When I re-read my anxious haiku a few days later, mining its meaning for me as my practice requires, it occurred to me that I had responded to nature the same way a not so favorite brother in law had many years ago, when he and his wife had visited Yosemite National Park and my favorite place there, the meadowlands right below the beginning of the John Muir Trail. Upon returning, he said that he was somewhat disappointed, wishing they had been a deeper shade of green.
As if he were critiquing a landscape by a human artist, indeed not even a realistic one, but perhaps an Impressionist or even a Post-Impressionist one, where there might have been an error in aesthetic judgment when the paints were mixed: a tad too much yellow pigmentation perhaps, not enough blue.

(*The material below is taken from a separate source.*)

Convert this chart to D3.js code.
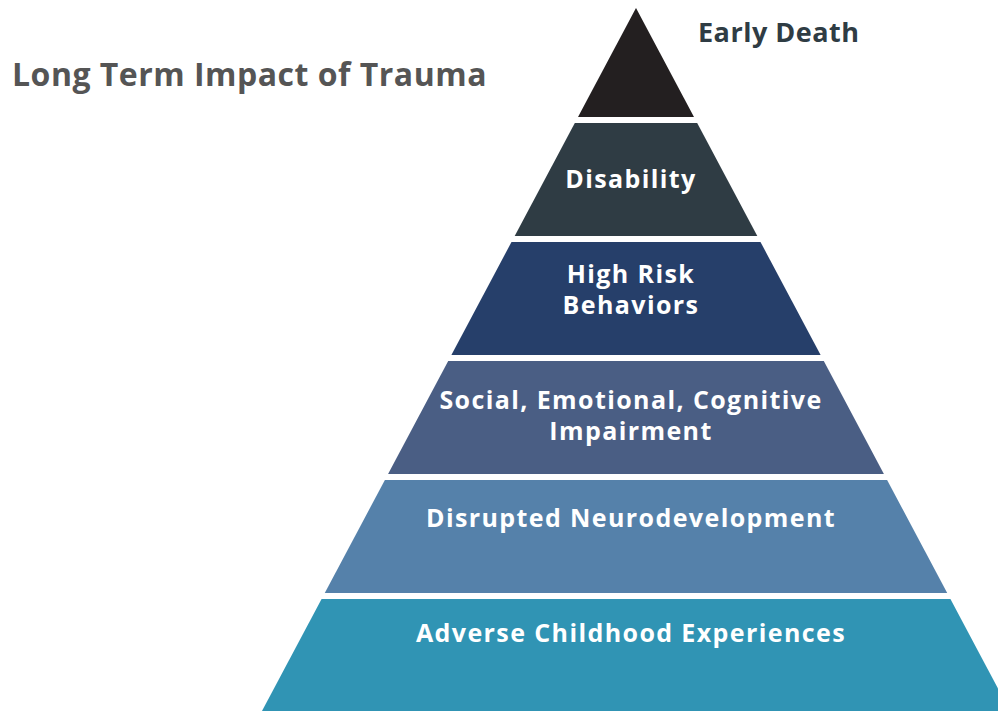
<!DOCTYPE html>
<html>
<head>
<meta charset="utf-8">
<script src="https://cdn.jsdelivr.net/npm/d3@7"></script>
<style>
  html, body { margin: 0; padding: 0; background: #ffffff; }
  svg { display: block; }
</style>
</head>
<body>
<svg id="chart" width="998" height="711"></svg>
<script>
// ---- Data (top of pyramid first) ----
const title = "Long Term Impact of Trauma";
const levels = [
  "Early Death",
  "Disability",
  "High Risk Behaviors",
  "Social, Emotional, Cognitive Impairment",
  "Disrupted Neurodevelopment",
  "Adverse Childhood Experiences"
];
const labelLines = [
  ["Early Death"],
  ["Disability"],
  ["High Risk", "Behaviors"],
  ["Social, Emotional, Cognitive", "Impairment"],
  ["Disrupted Neurodevelopment"],
  ["Adverse Childhood Experiences"]
];
const colors = ["#231f20", "#2f3c44", "#263f6a", "#4a5e84", "#5581aa", "#3094b4"];

// ---- Layout (positions kept separate from data) ----
const svg = d3.select("#chart");
const apexX = 636, apexY = 8, baseY = 711, baseHalf = 374;
const textCx = 631;
const firstBaselineOffset = [0, 65, 41, 48, 47, 43]; // from band top
const lineHeight = 31;

const y = d3.scaleBand().domain(levels).range([4, 712]).paddingInner(6 / 119).paddingOuter(0);
const half = d3.scaleLinear().domain([apexY, baseY]).range([0, baseHalf]);

const layers = svg.append("g").selectAll("g.layer")
  .data(levels)
  .join("g")
  .attr("class", "layer");

layers.append("path")
  .attr("fill", (d, i) => colors[i])
  .attr("d", (d, i) => {
    const y0 = Math.max(y(d), apexY);
    const y1 = i === levels.length - 1 ? baseY : Math.min(y(d) + y.bandwidth(), baseY);
    const h0 = half(y0), h1 = half(y1);
    return d3.line()([
      [apexX - h0, y0], [apexX + h0, y0],
      [apexX + h1, y1], [apexX - h1, y1]
    ]) + "Z";
  });

const fontFam = "'Open Sans', 'Lato', sans-serif";

// inside labels
layers.filter((d, i) => i > 0).each(function(d) {
  const i = levels.indexOf(d);
  const lines = labelLines[i];
  const t = d3.select(this).append("text")
    .attr("text-anchor", "middle")
    .attr("fill", "#ffffff")
    .attr("font-family", fontFam)
    .attr("font-weight", 700)
    .attr("font-size", 25)
    .attr("letter-spacing", 1.4);
  lines.forEach((ln, k) => {
    t.append("tspan")
      .attr("x", textCx)
      .attr("y", y(d) + firstBaselineOffset[i] + k * lineHeight)
      .text(ln);
  });
});

// top label outside
svg.append("text")
  .attr("x", 698).attr("y", 42)
  .attr("fill", "#2f3c44")
  .attr("font-family", fontFam)
  .attr("font-weight", 700)
  .attr("font-size", 27)
  .attr("letter-spacing", 0.5)
  .text(labelLines[0][0]);

// title
svg.append("text")
  .attr("x", 12).attr("y", 86)
  .attr("fill", "#555555")
  .attr("font-family", fontFam)
  .attr("font-weight", 700)
  .attr("font-size", 32)
  .attr("letter-spacing", 0.5)
  .text(title);
</script>
</body>
</html>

He was a city boy, used to manmade, landscaped parks, and to his eyes, his human eyes, this meadow, this million-year-old habitat, eons older than any human visitation, had missed the mark.
Seeing this wilderness, this incredibly famous, much photographed, much written about wilderness (of course not so much a wilderness anymore) from his human perspective was of course all he had. It was for me, his lack of self-awareness about the narrowness of this perspective that was so perplexing (of course denying in myself what I so clearly saw in him).

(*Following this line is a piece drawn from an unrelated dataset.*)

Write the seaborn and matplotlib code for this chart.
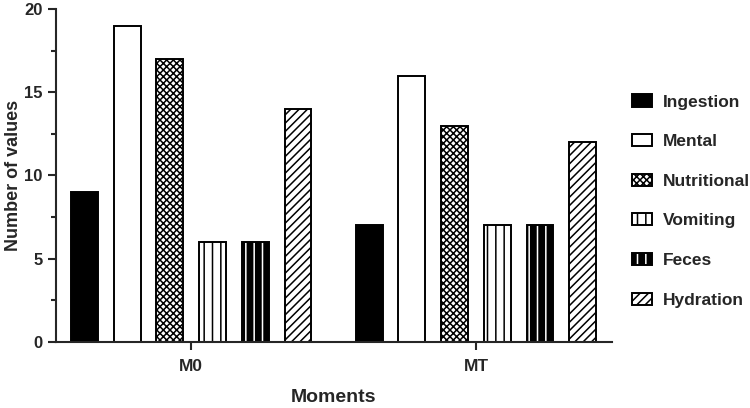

Could he not see that he did not own the earth and the way it chose to show its colors? Did he not know that we shared the earth and should not, in fact ultimately could not control it for our exclusively human purposes?
Whether it was to systematically replant it, like a private backyard garden, as in yanking up its native plants for ones more to our liking: maple trees, for example, in exchange for cactus in Arizona, or damning up rivers for better fishing and boating, and to feed our unquenchable thirst for more and more electricity.

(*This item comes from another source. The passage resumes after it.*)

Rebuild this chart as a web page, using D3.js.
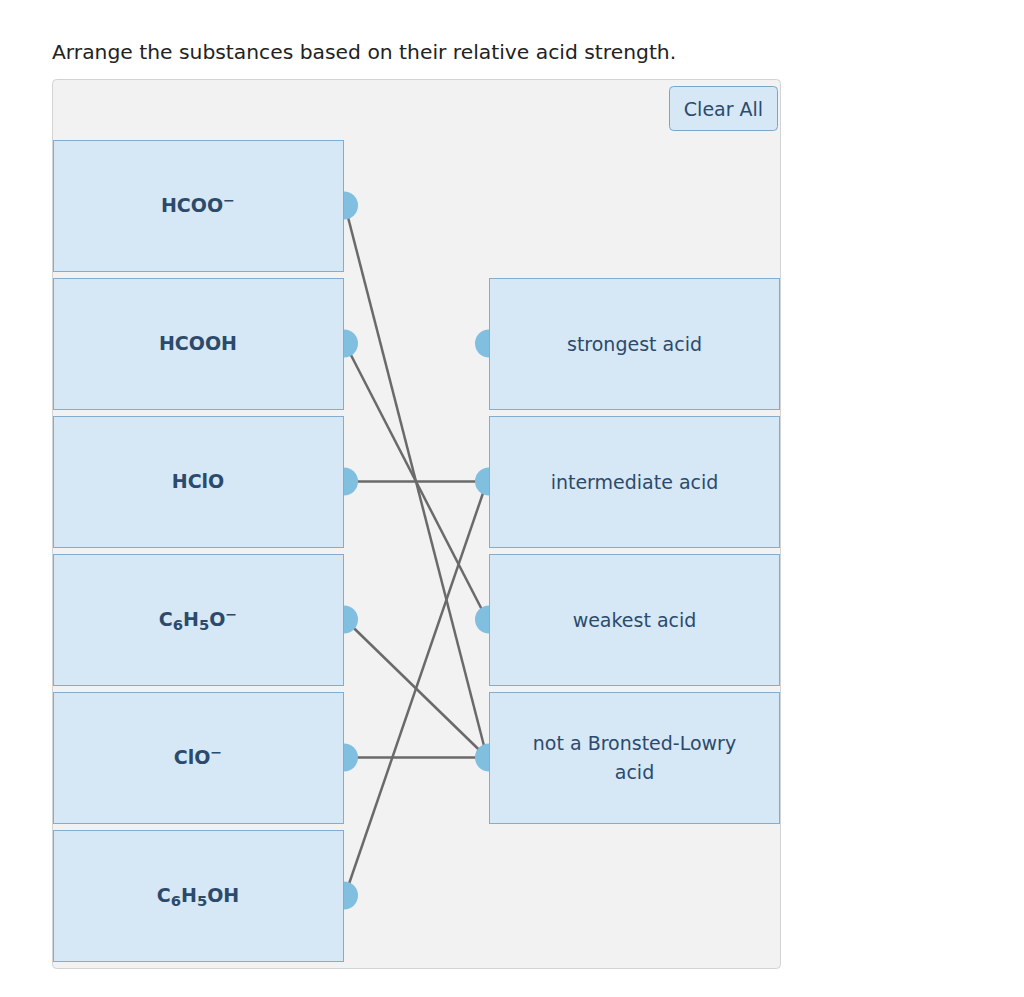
<!DOCTYPE html><html><head><meta charset="utf-8"><script src="https://cdn.jsdelivr.net/npm/d3@7"></script>
<style>body{margin:0;background:#fff}</style></head><body><svg id="c" width="1024" height="997"></svg>
<script>
const substances=[["HCOO","−"],["HCOOH",""],["HClO",""],["C6H5O","−"],["ClO","−"],["C6H5OH",""]];
const categories=[["strongest acid"],["intermediate acid"],["weakest acid"],["not a Bronsted-Lowry","acid"]];
const links=[[0,3],[1,2],[2,1],[3,3],[4,3],[5,1]];
const svg=d3.select("#c");
const font="DejaVu Sans, Verdana, sans-serif";
svg.append("text").attr("x",52).attr("y",59).attr("font-family",font).attr("font-size",20.3).attr("fill","#222").text("Arrange the substances based on their relative acid strength.");
svg.append("rect").attr("x",52.5).attr("y",79.5).attr("width",728).attr("height",889).attr("rx",4).attr("fill","#f2f2f2").attr("stroke","#d3d3d3");
const g=svg.append("g");
g.append("rect").attr("x",669.5).attr("y",86.5).attr("width",108).attr("height",44).attr("rx",4).attr("fill","#d6e8f6").attr("stroke","#7aa6c8");
g.append("text").attr("x",723.5).attr("y",116).attr("text-anchor","middle").attr("font-family",font).attr("font-size",19).attr("fill","#2c4a6b").text("Clear All");
const p=7/138;
const yL=d3.scaleBand().domain(d3.range(substances.length)).range([140,961]).paddingInner(p);
const yR=d3.scaleBand().domain(d3.range(categories.length)).range([278,823]).paddingInner(p);
const xL=53,xR=489,w=290;
const lc=i=>yL(i)+yL.bandwidth()/2, rc=i=>yR(i)+yR.bandwidth()/2;
substances.forEach((s,i)=>{
 g.append("rect").attr("x",xL+0.5).attr("y",yL(i)+0.5).attr("width",w).attr("height",yL.bandwidth()).attr("fill","#d6e8f6").attr("stroke","#82add0");
});
categories.forEach((c,i)=>{
 g.append("rect").attr("x",xR+0.5).attr("y",yR(i)+0.5).attr("width",w).attr("height",yR.bandwidth()).attr("fill","#d6e8f6").attr("stroke","#82add0");
});
links.forEach(([a,b])=>{
 g.append("line").attr("x1",xL+w+2).attr("y1",lc(a)).attr("x2",xR-2).attr("y2",rc(b)).attr("stroke","#6a6a6a").attr("stroke-width",2.5);
});
const arc=d3.arc().innerRadius(0).outerRadius(14);
substances.forEach((s,i)=>{
 g.append("path").attr("transform",`translate(${xL+w+1},${lc(i)})`).attr("d",arc({startAngle:0,endAngle:Math.PI})).attr("fill","#80bfe0");
});
categories.forEach((c,i)=>{
 g.append("path").attr("transform",`translate(${xR},${rc(i)})`).attr("d",arc({startAngle:Math.PI,endAngle:2*Math.PI})).attr("fill","#80bfe0");
});
function chem(t,name,sup){
 const parts=name.match(/\d+|\D+/g); let off=0;
 parts.forEach(pt=>{
  const isNum=/\d/.test(pt); const target=isNum?4:0;
  const sp=t.append("tspan").text(pt).attr("dy",target-off);
  if(isNum)sp.attr("font-size","0.78em");
  off=target;
 });
 if(sup)t.append("tspan").attr("font-size","0.75em").attr("dy",-7-off).text(sup);
}
substances.forEach((s,i)=>{
 const t=g.append("text").attr("x",xL+w/2).attr("y",lc(i)+6).attr("text-anchor","middle").attr("font-family",font).attr("font-weight","bold").attr("font-size",19).attr("fill","#2c4a6b");
 chem(t,s[0],s[1]);
});
categories.forEach((c,i)=>{
 c.forEach((line,k)=>{
  g.append("text").attr("x",xR+w/2+0.5).attr("y",rc(i)+7+(k-(c.length-1)/2)*29).attr("text-anchor","middle").attr("font-family",font).attr("font-size",19).attr("fill","#2c4a6b").text(line);
 });
});
</script></body></html>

Cutting away our hillsides, chopping up our seashore, fencing in our cattle, raising our hogs.
We share this earth we live on, even though it takes discipline to remember this as we want what we want. It is not a manmade object (though it increasingly may seem so) or an artist’s rendition. In Pilgrim at Tinker Creek by Annie Dillard, written at the beginning of what we began to call the ecology movement, she noted:
Van Gogh, you remember, called the world a study that didn’t come off. Whether it came off, is a difficult question… But Van Gogh, a study it is not. This is the truth of the pervading intricacy of the world’s detail: the creation is not a study, a roughed-in sketch; it is supremely, meticulously created, created abundantly, extravagantly, and in fine.
Annie Dillard wrote this in humility and reverence.
The Earth is this, complex and diverse, wondrous and sometimes terrifying, as the earthquakes in Haiti, Peru, Mexico, and China remind us, as the planet heaves, and in Iceland where a volcano erupting this week unleashed a menacing cloud of ash moving eastward across Northern Europe, causing human havoc, ranging from cancelled opera performances, to food shortages, to stranded airline passengers.
We share the Earth, its glories and its terrors.
As one of our seven unifying principles, we covenant to affirm and promote the interdependent web of all existence, of which we are a part. This is what has guided our congregational work, from our mindful tending of Fern Creek, as it flows through our property, to the native butterfly garden we have planted, to the way we renovated and are continuing to upgrade the energy efficiency of our building, to the “green” Atlanta Progressive Preschool we have created.
May we share and care for this planet Earth, our one wild and precious and unpredictable home — starting here.